D.C. Colleges Mourn Kennedy Center After Trump Takeover
Here's what actually bothers me about this story: colleges are treating the Kennedy Center closure like a natural disaster when it's really a planning failure masquerading as a setback.
Let me be direct. If your entire performing arts program is built on proximity to one venue, you've already lost. You've outsourced your educational mission to someone else's real estate. Yes, the Kennedy Center is prestigious. Yes, students benefit from access. But relying on it means when it's unavailable, you're suddenly "hoping to band together" instead of already having distributed your student opportunities across multiple partners. That's not resilience, that's dependency with good marketing.
The interesting question isn't whether colleges will survive without the Kennedy Center. Obviously they will. The question is whether this forces them to finally build the thing they should have built years ago: genuine partnerships with other venues, theaters, and organizations that create regular pipelines instead of occasional field trip privileges.
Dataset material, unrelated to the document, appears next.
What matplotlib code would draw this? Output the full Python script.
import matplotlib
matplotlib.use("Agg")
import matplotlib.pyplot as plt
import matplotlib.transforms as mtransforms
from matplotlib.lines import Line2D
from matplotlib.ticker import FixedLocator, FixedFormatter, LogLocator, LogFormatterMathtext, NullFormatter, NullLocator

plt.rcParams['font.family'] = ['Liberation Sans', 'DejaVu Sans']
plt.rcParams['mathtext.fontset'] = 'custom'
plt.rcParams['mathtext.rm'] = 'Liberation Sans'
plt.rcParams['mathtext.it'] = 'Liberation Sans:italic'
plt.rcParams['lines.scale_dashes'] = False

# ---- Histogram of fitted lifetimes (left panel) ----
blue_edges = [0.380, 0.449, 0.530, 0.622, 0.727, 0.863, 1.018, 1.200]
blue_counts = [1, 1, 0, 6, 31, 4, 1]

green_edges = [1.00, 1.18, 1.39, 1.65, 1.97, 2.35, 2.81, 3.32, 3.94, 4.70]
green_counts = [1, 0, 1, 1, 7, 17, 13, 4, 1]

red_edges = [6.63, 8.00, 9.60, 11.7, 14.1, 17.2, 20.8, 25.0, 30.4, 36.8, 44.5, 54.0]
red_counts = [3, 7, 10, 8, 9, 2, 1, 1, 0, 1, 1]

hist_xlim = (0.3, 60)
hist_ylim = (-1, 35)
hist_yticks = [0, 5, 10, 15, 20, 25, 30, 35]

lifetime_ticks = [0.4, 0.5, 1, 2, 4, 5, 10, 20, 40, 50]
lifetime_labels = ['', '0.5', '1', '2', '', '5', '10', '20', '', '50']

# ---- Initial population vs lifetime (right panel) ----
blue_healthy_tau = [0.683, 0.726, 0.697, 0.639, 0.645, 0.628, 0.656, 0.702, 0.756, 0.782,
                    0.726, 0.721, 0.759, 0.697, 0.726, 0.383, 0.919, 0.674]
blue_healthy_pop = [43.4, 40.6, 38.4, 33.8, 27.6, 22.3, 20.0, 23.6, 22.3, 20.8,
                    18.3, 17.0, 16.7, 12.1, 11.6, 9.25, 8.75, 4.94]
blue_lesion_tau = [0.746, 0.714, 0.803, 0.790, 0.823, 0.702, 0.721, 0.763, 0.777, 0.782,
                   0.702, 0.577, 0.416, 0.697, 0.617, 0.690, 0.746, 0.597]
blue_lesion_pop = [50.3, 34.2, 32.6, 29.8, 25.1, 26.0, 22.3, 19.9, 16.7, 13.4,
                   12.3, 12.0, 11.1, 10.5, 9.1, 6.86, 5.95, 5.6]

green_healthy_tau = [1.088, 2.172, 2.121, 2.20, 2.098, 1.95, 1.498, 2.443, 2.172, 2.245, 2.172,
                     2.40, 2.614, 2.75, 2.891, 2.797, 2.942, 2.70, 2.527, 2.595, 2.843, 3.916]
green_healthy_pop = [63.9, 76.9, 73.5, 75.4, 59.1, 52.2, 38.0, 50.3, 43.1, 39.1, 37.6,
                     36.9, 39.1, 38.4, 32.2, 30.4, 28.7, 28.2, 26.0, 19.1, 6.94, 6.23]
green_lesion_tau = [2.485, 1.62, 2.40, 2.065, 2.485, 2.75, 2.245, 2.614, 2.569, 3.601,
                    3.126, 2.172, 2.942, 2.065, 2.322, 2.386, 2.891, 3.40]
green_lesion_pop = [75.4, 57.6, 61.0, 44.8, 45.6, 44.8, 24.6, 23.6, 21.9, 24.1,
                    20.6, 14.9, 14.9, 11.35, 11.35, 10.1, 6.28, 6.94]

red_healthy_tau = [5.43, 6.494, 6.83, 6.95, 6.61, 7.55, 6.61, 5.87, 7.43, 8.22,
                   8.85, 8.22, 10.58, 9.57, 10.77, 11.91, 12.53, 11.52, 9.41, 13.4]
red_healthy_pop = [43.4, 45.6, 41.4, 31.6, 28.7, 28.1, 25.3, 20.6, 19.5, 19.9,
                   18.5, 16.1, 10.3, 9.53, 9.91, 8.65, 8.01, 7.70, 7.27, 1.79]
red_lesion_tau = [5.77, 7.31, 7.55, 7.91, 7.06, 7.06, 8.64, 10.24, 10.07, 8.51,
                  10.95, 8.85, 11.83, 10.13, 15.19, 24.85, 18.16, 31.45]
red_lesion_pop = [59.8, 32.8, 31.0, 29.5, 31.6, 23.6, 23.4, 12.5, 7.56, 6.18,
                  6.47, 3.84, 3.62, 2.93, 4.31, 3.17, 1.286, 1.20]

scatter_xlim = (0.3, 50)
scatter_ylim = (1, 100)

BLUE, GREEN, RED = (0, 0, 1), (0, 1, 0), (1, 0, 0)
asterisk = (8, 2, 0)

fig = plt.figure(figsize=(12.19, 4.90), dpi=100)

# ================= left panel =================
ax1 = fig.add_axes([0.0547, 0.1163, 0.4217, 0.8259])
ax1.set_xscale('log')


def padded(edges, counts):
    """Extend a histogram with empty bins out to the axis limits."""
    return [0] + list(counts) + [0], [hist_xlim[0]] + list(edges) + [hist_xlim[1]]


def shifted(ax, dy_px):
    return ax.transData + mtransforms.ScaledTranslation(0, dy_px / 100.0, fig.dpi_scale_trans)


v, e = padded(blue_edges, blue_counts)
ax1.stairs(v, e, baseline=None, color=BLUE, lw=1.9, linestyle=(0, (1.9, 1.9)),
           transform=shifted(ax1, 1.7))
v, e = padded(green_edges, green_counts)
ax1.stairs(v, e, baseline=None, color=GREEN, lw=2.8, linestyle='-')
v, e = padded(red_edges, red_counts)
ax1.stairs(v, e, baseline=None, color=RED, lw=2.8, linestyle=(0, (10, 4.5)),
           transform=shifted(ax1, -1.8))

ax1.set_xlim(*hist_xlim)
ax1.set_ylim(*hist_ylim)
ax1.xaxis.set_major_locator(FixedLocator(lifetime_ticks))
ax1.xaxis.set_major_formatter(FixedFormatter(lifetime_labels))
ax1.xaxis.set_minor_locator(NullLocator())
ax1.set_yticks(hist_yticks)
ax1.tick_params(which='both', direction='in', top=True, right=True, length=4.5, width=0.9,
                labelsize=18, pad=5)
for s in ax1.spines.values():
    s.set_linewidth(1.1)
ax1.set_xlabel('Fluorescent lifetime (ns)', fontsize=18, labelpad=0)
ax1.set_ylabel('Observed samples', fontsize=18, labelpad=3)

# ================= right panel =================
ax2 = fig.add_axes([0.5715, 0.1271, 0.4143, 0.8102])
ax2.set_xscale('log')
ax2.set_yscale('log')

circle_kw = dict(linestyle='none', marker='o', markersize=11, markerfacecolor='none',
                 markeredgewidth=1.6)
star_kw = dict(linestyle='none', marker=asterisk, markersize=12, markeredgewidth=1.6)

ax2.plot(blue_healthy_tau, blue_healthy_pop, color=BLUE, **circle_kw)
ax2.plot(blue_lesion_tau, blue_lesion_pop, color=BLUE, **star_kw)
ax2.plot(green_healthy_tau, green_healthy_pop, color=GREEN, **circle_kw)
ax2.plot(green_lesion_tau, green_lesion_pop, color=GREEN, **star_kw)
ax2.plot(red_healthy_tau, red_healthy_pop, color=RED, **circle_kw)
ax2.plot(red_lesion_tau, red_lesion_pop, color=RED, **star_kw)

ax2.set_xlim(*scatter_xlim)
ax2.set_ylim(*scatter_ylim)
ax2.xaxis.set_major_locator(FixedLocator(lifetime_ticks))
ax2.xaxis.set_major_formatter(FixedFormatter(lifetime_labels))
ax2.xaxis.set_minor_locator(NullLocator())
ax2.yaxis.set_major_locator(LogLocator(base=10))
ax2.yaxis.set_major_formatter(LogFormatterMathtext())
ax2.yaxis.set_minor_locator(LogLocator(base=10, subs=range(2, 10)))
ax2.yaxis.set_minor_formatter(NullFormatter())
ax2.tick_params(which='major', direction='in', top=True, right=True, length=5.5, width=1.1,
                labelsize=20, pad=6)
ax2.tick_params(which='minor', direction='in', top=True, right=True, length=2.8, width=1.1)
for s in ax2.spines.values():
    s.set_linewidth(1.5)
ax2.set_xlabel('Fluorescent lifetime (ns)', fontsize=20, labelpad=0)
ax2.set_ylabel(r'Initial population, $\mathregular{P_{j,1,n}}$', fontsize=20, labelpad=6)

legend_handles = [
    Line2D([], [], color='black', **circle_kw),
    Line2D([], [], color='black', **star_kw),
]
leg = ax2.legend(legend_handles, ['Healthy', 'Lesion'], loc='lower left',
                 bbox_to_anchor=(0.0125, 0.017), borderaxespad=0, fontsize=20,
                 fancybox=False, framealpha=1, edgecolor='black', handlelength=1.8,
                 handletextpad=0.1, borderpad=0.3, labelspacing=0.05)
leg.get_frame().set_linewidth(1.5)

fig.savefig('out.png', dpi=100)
In practice, institutions often cling to one prestigious relationship because it's easier than doing the harder work of cultivating five good ones.
Here's what I'd actually want to know: Are D.C. colleges using this gap to pressure the Kennedy Center into formal education agreements post-renovation? Are they signing long-term contracts with Howard Theatre, the Anthem, Arena Stage, smaller community spaces? Or are they just waiting politely for the Kennedy Center to reopen so they can go back to how things were?
The closure is genuinely inconvenient. But inconvenience is where bad strategy gets exposed. Let's see what actually changes when the pressure is on.